The Jin-Cha-Ji Border Region () was an area under the control of the Chinese Communist Party during the time of the Chinese Communist Revolution.

After their success in the Battle of Pingxingguan in September 1937, in October 1937, the 115th Division of the Eighth Route Army was ordered to occupy the Mount Wutai area of Shanxi in order to set up an Anti-Japanese Base Area . This was called the Shanxi-Chahar-Hebei Anti-Japanese Base Area, often referred to as a communist Border Area or Liberated Area.
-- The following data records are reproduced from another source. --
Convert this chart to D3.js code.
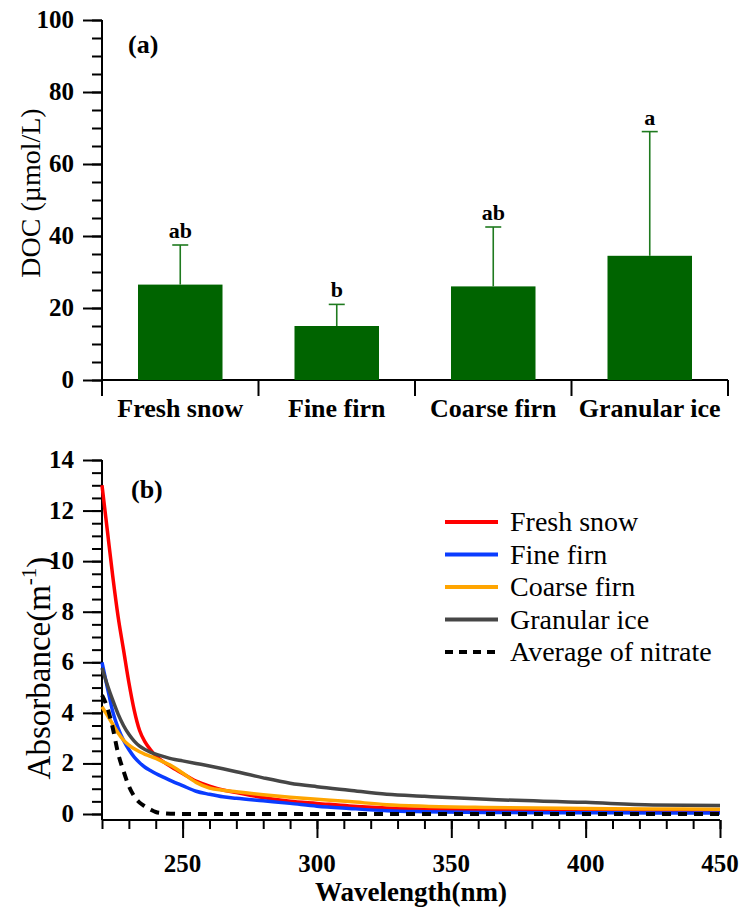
<!DOCTYPE html>
<html>
<head>
<meta charset="UTF-8">
<script src="https://d3js.org/d3.v7.min.js"></script>
</head>
<body style="margin:0">
<script>
    // ---- panel (a): DOC bars ----
    const categories = ["Fresh snow", "Fine firn", "Coarse firn", "Granular ice"];
    const docMean = [26.5, 15, 26, 34.5];
    const docError = [11, 6, 16.5, 34.5];
    const sigLetters = ["ab", "b", "ab", "a"];
    const yTicksA = [0, 20, 40, 60, 80, 100];

    // ---- panel (b): absorbance spectra ----
    const wavelengths = [220, 222, 224, 226, 228, 230, 232, 234, 236, 238, 240, 243, 246, 250, 255, 260, 265, 270, 280, 290, 300, 312, 326, 340, 363, 400, 425, 450];
    const freshSnow   = [13.0, 11.2, 9.4, 7.8, 6.5, 5.2, 4.1, 3.3, 2.85, 2.55, 2.3, 2.05, 1.85, 1.6, 1.3, 1.1, 0.95, 0.85, 0.65, 0.5, 0.42, 0.32, 0.24, 0.19, 0.16, 0.12, 0.11, 0.1];
    const fineFirn    = [6.0, 5.0, 4.05, 3.4, 2.92, 2.55, 2.25, 2.03, 1.85, 1.72, 1.6, 1.45, 1.3, 1.12, 0.9, 0.78, 0.68, 0.62, 0.52, 0.42, 0.31, 0.22, 0.13, 0.09, 0.06, 0.05, 0.04, 0.04];
    const coarseFirn  = [4.24, 3.9, 3.55, 3.2, 2.92, 2.72, 2.58, 2.46, 2.36, 2.28, 2.2, 2.05, 1.9, 1.62, 1.25, 1.03, 0.94, 0.88, 0.76, 0.66, 0.58, 0.49, 0.37, 0.31, 0.26, 0.22, 0.2, 0.19];
    const granularIce = [5.77, 5.1, 4.5, 3.95, 3.5, 3.15, 2.88, 2.68, 2.55, 2.45, 2.37, 2.27, 2.18, 2.1, 2.0, 1.9, 1.79, 1.67, 1.43, 1.22, 1.08, 0.94, 0.78, 0.7, 0.58, 0.46, 0.36, 0.34];
    const nitrateAvg  = [4.7, 4.2, 3.4, 2.4, 1.7, 1.1, 0.7, 0.45, 0.3, 0.18, 0.08, 0.03, 0.01, 0, 0, 0, 0, 0, 0, 0, 0, 0, 0, 0, 0, 0, 0, 0];
    const yTicksB = [0, 2, 4, 6, 8, 10, 12, 14];
    const xTicksB = [250, 300, 350, 400, 450];

    const seriesB = [
        {label: "Fresh snow", values: freshSnow, color: "#ff0000", dash: null},
        {label: "Fine firn", values: fineFirn, color: "#0a3cff", dash: null},
        {label: "Coarse firn", values: coarseFirn, color: "#ffa500", dash: null},
        {label: "Granular ice", values: granularIce, color: "#464646", dash: null},
        {label: "Average of nitrate", values: nitrateAvg, color: "#000000", dash: "9,7"}
    ];

    const width = 744, height = 915;
    const serif = '"Liberation Serif", "Times New Roman", Times, serif';
    const svg = d3.select("body").append("svg")
        .attr("width", width)
        .attr("height", height)
        .style("display", "block");

    // text helper: every label gets its serif face inline
    function addText(parent, size, bold) {
        return parent.append("text")
            .attr("font-family", serif)
            .style("font-family", serif)
            .style("font-size", size + "px")
            .style("font-weight", bold ? "bold" : "normal");
    }

    // ticks only; labels are written by hand below
    function tickAxis(g) {
        g.select(".domain").remove();
        g.selectAll(".tick text").remove();
        g.selectAll(".tick line").attr("stroke", "#000").attr("stroke-width", 2);
    }

    // ================= panel (a) =================
    const a = {left: 102, right: 728, top: 20, bottom: 380};

    const xA = d3.scaleBand()
        .domain(categories)
        .range([a.left, a.right])
        .padding(0);
    const barW = xA.bandwidth() * 0.54;

    const yA = d3.scaleLinear().domain([0, 100]).range([a.bottom, a.top]);

    svg.append("g")
        .attr("transform", `translate(${a.left},0)`)
        .call(d3.axisLeft(yA).tickValues(d3.range(0, 101, 5)).tickSize(10))
        .call(tickAxis);
    svg.append("g")
        .attr("transform", `translate(${a.left},0)`)
        .call(d3.axisLeft(yA).tickValues(yTicksA).tickSize(19))
        .call(tickAxis);
    yTicksA.forEach(t => {
        addText(svg, 25, true)
            .attr("x", a.left - 28).attr("y", yA(t) + 8)
            .attr("text-anchor", "end")
            .text(t);
    });

    // axis lines
    svg.append("line")
        .attr("x1", a.left).attr("x2", a.left)
        .attr("y1", yA(100)).attr("y2", a.bottom + 16)
        .attr("stroke", "#000").attr("stroke-width", 2);
    svg.append("line")
        .attr("x1", a.left).attr("x2", a.right)
        .attr("y1", a.bottom).attr("y2", a.bottom)
        .attr("stroke", "#000").attr("stroke-width", 2);

    // category separators
    svg.selectAll(".sep")
        .data(categories)
        .enter().append("line")
        .attr("x1", d => xA(d) + xA.step())
        .attr("x2", d => xA(d) + xA.step())
        .attr("y1", a.bottom).attr("y2", a.bottom + 16)
        .attr("stroke", "#000").attr("stroke-width", 2);

    // category labels
    categories.forEach(c => {
        addText(svg, 26, true)
            .attr("x", xA(c) + xA.bandwidth() / 2).attr("y", a.bottom + 37)
            .attr("text-anchor", "middle")
            .text(c);
    });

    // bars
    svg.selectAll(".bar")
        .data(categories)
        .enter().append("rect")
        .attr("class", "bar")
        .attr("x", d => xA(d) + (xA.bandwidth() - barW) / 2)
        .attr("width", barW)
        .attr("y", (d, i) => yA(docMean[i]))
        .attr("height", (d, i) => yA(0) - yA(docMean[i]))
        .attr("fill", "#006400");

    // error bars
    const err = svg.selectAll(".err")
        .data(categories)
        .enter().append("g")
        .attr("stroke", "#1f7a1f")
        .attr("stroke-width", 1.6);
    err.append("line")
        .attr("x1", d => xA(d) + xA.bandwidth() / 2)
        .attr("x2", d => xA(d) + xA.bandwidth() / 2)
        .attr("y1", (d, i) => yA(docMean[i]))
        .attr("y2", (d, i) => yA(docMean[i] + docError[i]));
    err.append("line")
        .attr("x1", d => xA(d) + xA.bandwidth() / 2 - 8)
        .attr("x2", d => xA(d) + xA.bandwidth() / 2 + 8)
        .attr("y1", (d, i) => yA(docMean[i] + docError[i]))
        .attr("y2", (d, i) => yA(docMean[i] + docError[i]));

    // significance letters
    categories.forEach((c, i) => {
        addText(svg, 22, true)
            .attr("x", xA(c) + xA.bandwidth() / 2)
            .attr("y", yA(docMean[i] + docError[i]) - 7)
            .attr("text-anchor", "middle")
            .text(sigLetters[i]);
    });

    addText(svg, 26, true).attr("x", 128).attr("y", 53).text("(a)");

    addText(svg, 28, false)
        .attr("transform", "translate(40,193) rotate(-90)")
        .attr("text-anchor", "middle")
        .text("DOC (\u00b5mol/L)");

    // ================= panel (b) =================
    const b = {left: 102, right: 720, top: 460, bottom: 814, axisY: 820};

    const xB = d3.scaleLinear().domain([220, 450]).range([b.left, b.right]);
    const yB = d3.scaleLinear().domain([0, 14]).range([b.bottom, b.top]);

    svg.append("g")
        .attr("transform", `translate(${b.left},0)`)
        .call(d3.axisLeft(yB).tickValues(d3.range(0, 14.01, 0.5)).tickSize(10))
        .call(tickAxis);
    svg.append("g")
        .attr("transform", `translate(${b.left},0)`)
        .call(d3.axisLeft(yB).tickValues(yTicksB).tickSize(19))
        .call(tickAxis);
    yTicksB.forEach(t => {
        addText(svg, 25, true)
            .attr("x", b.left - 28).attr("y", yB(t) + 8)
            .attr("text-anchor", "end")
            .text(t);
    });

    svg.append("g")
        .attr("transform", `translate(0,${b.axisY})`)
        .call(d3.axisBottom(xB).tickValues(d3.range(220, 451, 10)).tickSize(9))
        .call(tickAxis);
    svg.append("g")
        .attr("transform", `translate(0,${b.axisY})`)
        .call(d3.axisBottom(xB).tickValues(xTicksB).tickSize(18))
        .call(tickAxis);
    xTicksB.forEach(t => {
        addText(svg, 25, true)
            .attr("x", xB(t)).attr("y", b.axisY + 52)
            .attr("text-anchor", "middle")
            .text(t);
    });

    svg.append("line")
        .attr("x1", b.left).attr("x2", b.left)
        .attr("y1", yB(14)).attr("y2", b.axisY)
        .attr("stroke", "#000").attr("stroke-width", 2);
    svg.append("line")
        .attr("x1", b.left).attr("x2", b.right)
        .attr("y1", b.axisY).attr("y2", b.axisY)
        .attr("stroke", "#000").attr("stroke-width", 2);

    const line = d3.line()
        .x(d => xB(d[0]))
        .y(d => yB(d[1]))
        .curve(d3.curveMonotoneX);

    svg.selectAll(".spec")
        .data(seriesB)
        .enter().append("path")
        .attr("d", s => line(wavelengths.map((w, i) => [w, s.values[i]])))
        .attr("fill", "none")
        .attr("stroke", s => s.color)
        .attr("stroke-width", s => s.dash ? 4 : 3.5)
        .attr("stroke-dasharray", s => s.dash);

    addText(svg, 26, true).attr("x", 131).attr("y", 498).text("(b)");

    const yLab = addText(svg, 33, false)
        .attr("transform", "translate(50,668) rotate(-90)")
        .attr("text-anchor", "middle");
    yLab.append("tspan").text("Absorbance(m");
    yLab.append("tspan").attr("dy", -14).style("font-size", "21px").text("-1");
    yLab.append("tspan").attr("dy", 14).text(")");

    addText(svg, 27, true)
        .attr("x", (b.left + b.right) / 2).attr("y", 901)
        .attr("text-anchor", "middle")
        .text("Wavelength(nm)");

    // legend
    seriesB.forEach((s, i) => {
        const row = svg.append("g")
            .attr("transform", `translate(445,${522 + i * 32.5})`);
        row.append("line")
            .attr("x1", 0).attr("x2", 53)
            .attr("stroke", s.color)
            .attr("stroke-width", 4)
            .attr("stroke-dasharray", s.dash ? "8,6" : null);
        addText(row, 28, false).attr("x", 65).attr("y", 9).text(s.label);
    });
</script>
</body>
</html>
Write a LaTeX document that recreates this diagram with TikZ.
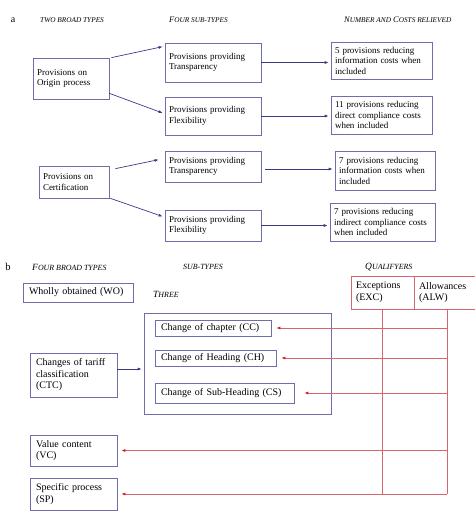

The abbreviated names of the three provinces were often used to describe the area, thus it was known as Jin-Cha-Ji in modern transliteration. In older Western literature it was often called Chin-Cha-Ki.
Note that the term Border Area was used in official descriptions, for example, the postal service, set up in November 1937, was named the Shanxi-Hebei-Chahar Border Area Provisional Post. (Renamed the Shanxi-Chahar-Hebei Border Area Provisional Post in January 1938). The separate communist postal service was discontinued in October 1938 and Nationalist stamps were used in Jin-Cha-Ji until after the end of the war against Japan in 1945, when the Jin-Cha-Ji Border Area postal service resumed. It was initially based in Zhangjiakou and the service carried on until the Border Area was subsumed into the North China People's Post in 1949.
Details of the Jin-Cha-Ji Border Area administration are hard to find in English, as they are for all of the communist Border Areas.